WESTPORT, Conn. – With less than a week until Election Day, Westport students got their chance to pick the brains of the four Board of Education candidates Wednesday night during a forum hosted by the Staples High School Student Assembly.

And the students didn't hold back. During the two-hour event, the candidates fielded questions about open campus, school start time, standardized testing, student involvement on the Board of Education and even the Representative Town Meeting, the town's legislative body.

On the subject of open campus, candidates Mark Mathias, Michael Gordon, Jeannie Smith and Jennifer Tooker were asked where they stand on allowing seniors to leave school during free periods, such as lunch.
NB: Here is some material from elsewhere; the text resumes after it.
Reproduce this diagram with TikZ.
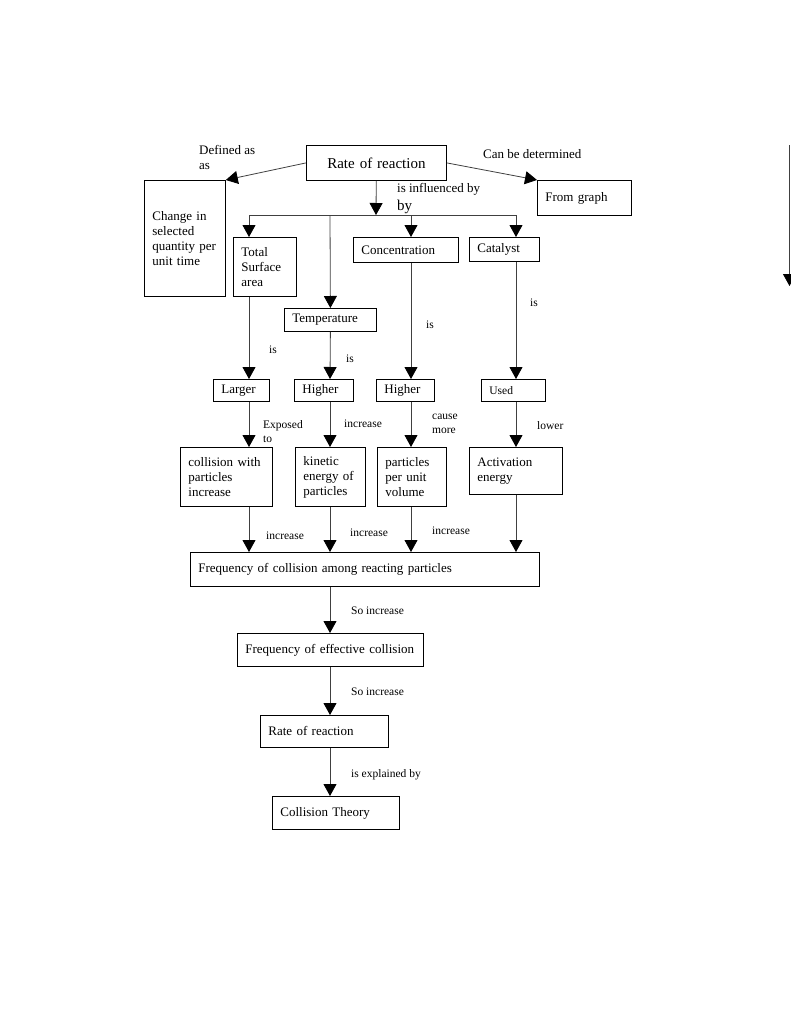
\documentclass[tikz,border=0pt]{standalone}
\usepackage{fontspec}
\setmainfont{Liberation Serif}
\usetikzlibrary{arrows.meta}
\newcommand{\bigsize}{\fontsize{15}{17}\selectfont}
\newcommand{\boxsize}{\fontsize{13}{15}\selectfont}
\newcommand{\labsize}{\fontsize{11.5}{14}\selectfont}
\tikzset{
	box/.style={draw, line width=0.8pt, anchor=north west, inner xsep=8pt, inner ysep=0pt, align=left, font=\boxsize},
	lab/.style={anchor=base west, inner sep=0pt, align=left, font=\labsize},
	wire/.style={draw=black!75, line width=0.8pt},
	link/.style={wire, -{Triangle[length=12pt,width=13pt,black]}}
}
\begin{document}
\begin{tikzpicture}[x=1pt,y=-1pt]
				\useasboundingbox (0,0) rectangle (791,1023);
				\coordinate (colA) at (249,0);
				\coordinate (colB) at (330,0);
				\coordinate (colC) at (411,0);
				\coordinate (colD) at (516,0);
				\coordinate (bus) at (376,215);
				\coordinate (edgetop) at (789.5,145);
				\coordinate (edgebot) at (789.5,286);
				\node[box, font=\bigsize, align=center, minimum width=140pt, minimum height=35pt, text width=124pt] (rate) at (306,145) {Rate of reaction};
				\node[box, minimum width=81pt, minimum height=116pt, text width=65pt] (change) at (144,180) {Change in\\selected\\quantity per\\unit time};
				\node[box, minimum width=94pt, minimum height=35pt, text width=78pt] (graph) at (537,180) {From graph};
				\node[box, minimum width=63pt, minimum height=59pt, text width=47pt] (total) at (233,237) {Total\\Surface\\area};
				\node[box, minimum width=92pt, minimum height=23pt, text width=76pt] (temp) at (284,308) {Temperature};
				\node[box, minimum width=105pt, minimum height=25pt, text width=89pt] (conc) at (353,237) {Concentration};
				\node[box, minimum width=70pt, minimum height=24pt, text width=54pt] (cat) at (469,237) {Catalyst};
				\node[box, minimum width=56pt, minimum height=22pt, text width=40pt] (larger) at (213,379) {Larger};
				\node[box, minimum width=59pt, minimum height=22pt, text width=43pt] (highera) at (294,379) {Higher};
				\node[box, minimum width=58pt, minimum height=22pt, text width=42pt] (higherb) at (376,379) {Higher};
				\node[box, font=\labsize, minimum width=64pt, minimum height=22pt, text width=48pt] (used) at (481,379) {Used};
				\node[box, minimum width=92pt, minimum height=59pt, text width=76pt] (coll) at (180,447) {collision with\\particles\\increase};
				\node[box, minimum width=70pt, minimum height=59pt, text width=54pt] (kin) at (295,447) {kinetic\\energy of\\particles};
				\node[box, minimum width=69pt, minimum height=59pt, text width=53pt] (part) at (377,447) {particles\\per unit\\volume};
				\node[box, minimum width=93pt, minimum height=47pt, text width=77pt] (act) at (469,447) {Activation\\energy};
				\node[box, minimum width=349pt, minimum height=34pt, text width=333pt] (freq) at (190,552) {Frequency of collision among reacting particles};
				\node[box, minimum width=186pt, minimum height=33pt, text width=170pt] (eff) at (237,633) {Frequency of effective collision};
				\node[box, minimum width=128pt, minimum height=32pt, text width=112pt] (rateb) at (260,715) {Rate of reaction};
				\node[box, minimum width=127pt, minimum height=33pt, text width=111pt] (theory) at (272,796) {Collision Theory};
				\draw[link] (rate.west) -- (change.north east);
				\draw[link] (rate.east) -- (graph.north west);
				\draw[link] (rate) -- (bus);
				\draw[wire] (bus -| colA) -- (bus -| colD);
				\draw[link] (bus -| colA) -- (total.north -| colA);
				\draw[link] (bus -| colB) -- (temp.north);
				\draw[link] (bus -| colC) -- (conc.north -| colC);
				\draw[link] (bus -| colD) -- (cat.north -| colD);
				\draw[link] (total.south -| colA) -- (larger.north -| colA);
				\draw[link] (temp.south) -- (highera.north -| colB);
				\draw[link] (conc.south -| colC) -- (higherb.north -| colC);
				\draw[link] (cat.south -| colD) -- (used.north -| colD);
				\draw[link] (larger.south -| colA) -- (coll.north -| colA);
				\draw[link] (highera.south -| colB) -- (kin.north -| colB);
				\draw[link] (higherb.south -| colC) -- (part.north -| colC);
				\draw[link] (used.south -| colD) -- (act.north -| colD);
				\draw[link] (coll.south -| colA) -- (freq.north -| colA);
				\draw[link] (kin.south -| colB) -- (freq.north -| colB);
				\draw[link] (part.south -| colC) -- (freq.north -| colC);
				\draw[link] (act.south -| colD) -- (freq.north -| colD);
				\draw[link] (freq.south -| colB) -- (eff.north -| colB);
				\draw[link] (eff.south -| colB) -- (rateb.north -| colB);
				\draw[link] (rateb.south -| colB) -- (theory.north -| colB);
				\draw[link] (edgetop) -- (edgebot);
				\node[lab, font=\boxsize] (defined) at (199,169.5) {Defined as\\as};
				\node[lab, font=\boxsize] (determined) at (483,158) {Can be determined};
				\node[lab, font=\boxsize] (influenced) at (397,192) {is influenced by};
				\node[lab, font=\bigsize] (influencedby) at (397,210) {by};
				\node[lab] (isA) at (269,353) {is};
				\node[lab] (isB) at (346,362) {is};
				\node[lab] (isC) at (426,328) {is};
				\node[lab] (isD) at (530,306) {is};
				\node[lab] (exposed) at (263,442) {Exposed\\to};
				\node[lab] (incB) at (344,427) {increase};
				\node[lab] (cause) at (432,433) {cause\\more};
				\node[lab] (lower) at (537,429) {lower};
				\node[lab] (incA) at (266,539) {increase};
				\node[lab] (incC) at (350,536) {increase};
				\node[lab] (incD) at (432,534) {increase};
				\node[lab] (soA) at (351,614) {So increase};
				\node[lab] (soB) at (351,695) {So increase};
				\node[lab] (explained) at (351,777) {is explained by};
			\end{tikzpicture}
\end{document}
It was explained that in Wilton, students are allowed to leave but must return on time to their next class or lose the privilege.

Gordon, a Democrat who worked on education policy in President Bill Clinton's administration, spoke in favor of an open campus, recalling his high school days. Despite his personal feelings, he said he would have to thoroughly research the issue before making a decision.
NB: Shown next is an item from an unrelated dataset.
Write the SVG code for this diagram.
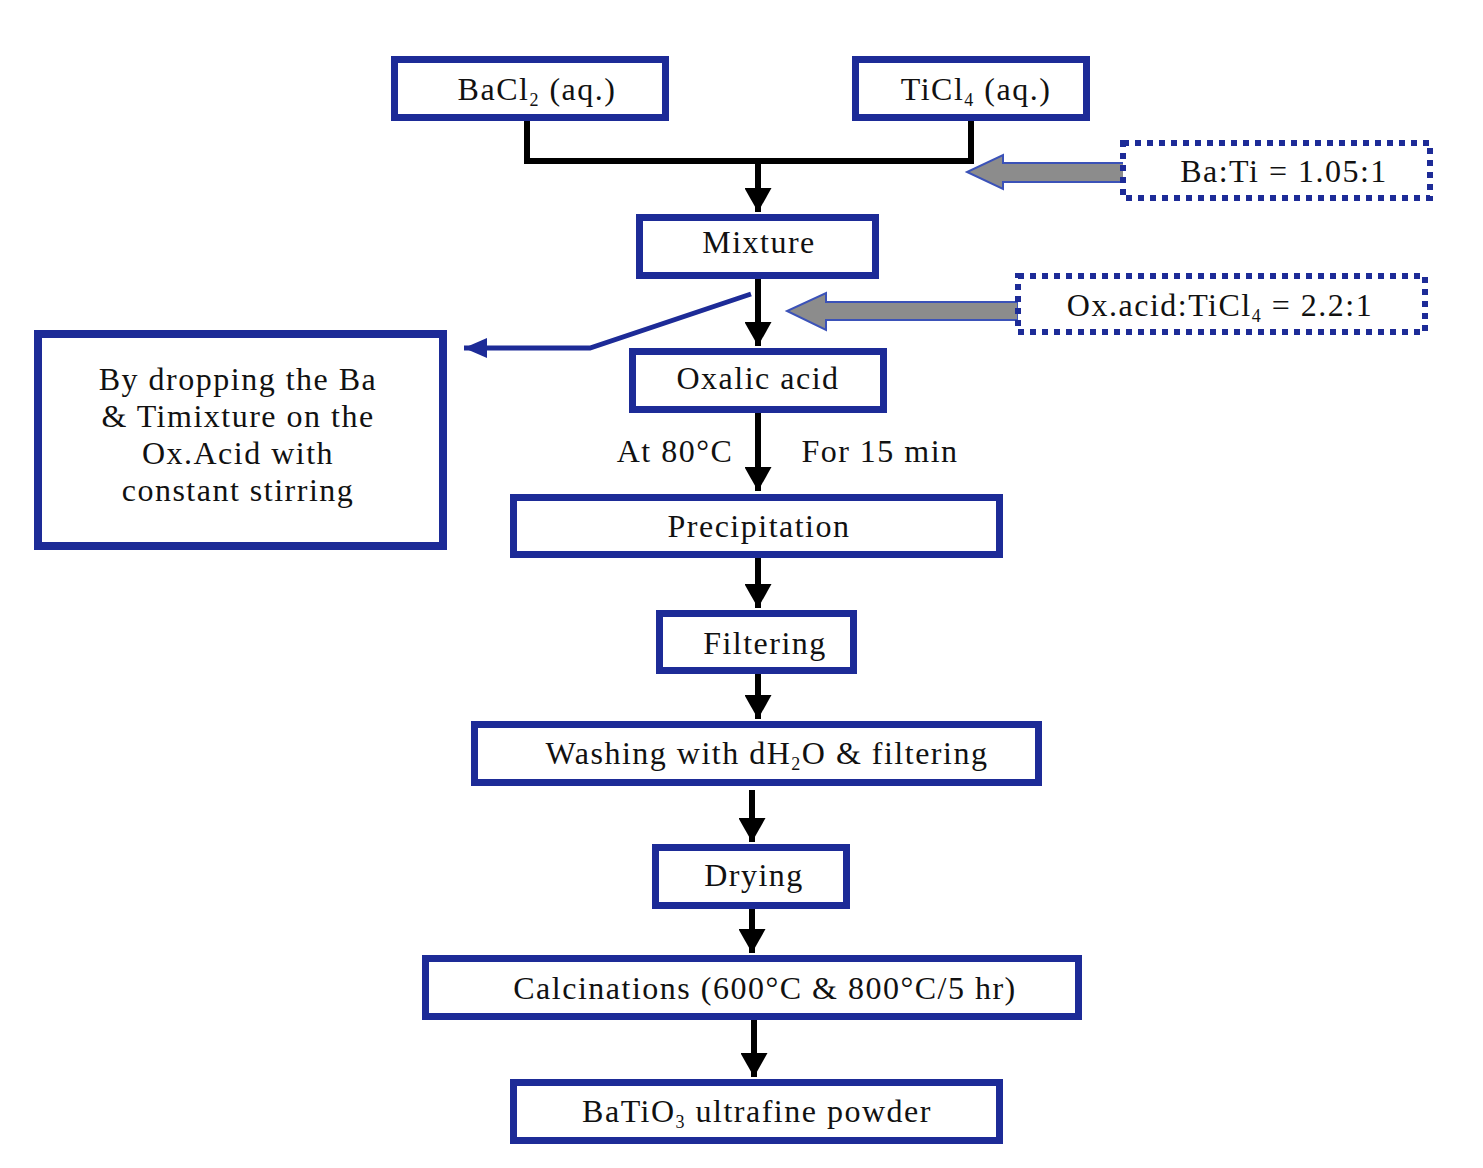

“I feel the responsible thing to do would be to study the pros and cons of the issue if it were to come before the board,” he said.

Smith, a Republican and former teacher, said she believed the topic was worth examining, especially since a neighboring town has an open campus policy.

"For us as parents and members of the community, we do care about your safety while at school, and that's probably why, I assume, [Staples] is a closed campus," she said. "Maybe it could be done on a trial period to see how it works — that's just an idea."

Candidates were also asked whether the high school should start at a later time. Mathias, a Democrat incumbent, said this issue has come to the board several times. But each time it comes up, he said the biggest obstacle is how it would impact after-school activities, as students and parents often say they don't want to change dismissal time.

Also, Mathias said there's a false presumption that because school would start an hour later that students would get an extra hour of sleep.

"I've found that when students know school is starting later, for whatever reason, and you ask them when they got to bed, they say they stayed up later. So they're still getting the same amount of sleep," he said. "I'm not sure everyone would, but if school were to start an hour later, typically what happens is they go to bed an hour later."

As Mathias mentioned, Smith, Tooker and Gordon all expressed concern over how such a change might impact after-school activities.

“You have to look at all sides of this issue,"Tooker said. "How would changing the schedule affect the community, not only with regard to sports and extracurricular activities, but jobs and family commitments?

The Board of Education election will be held on Nov. 8.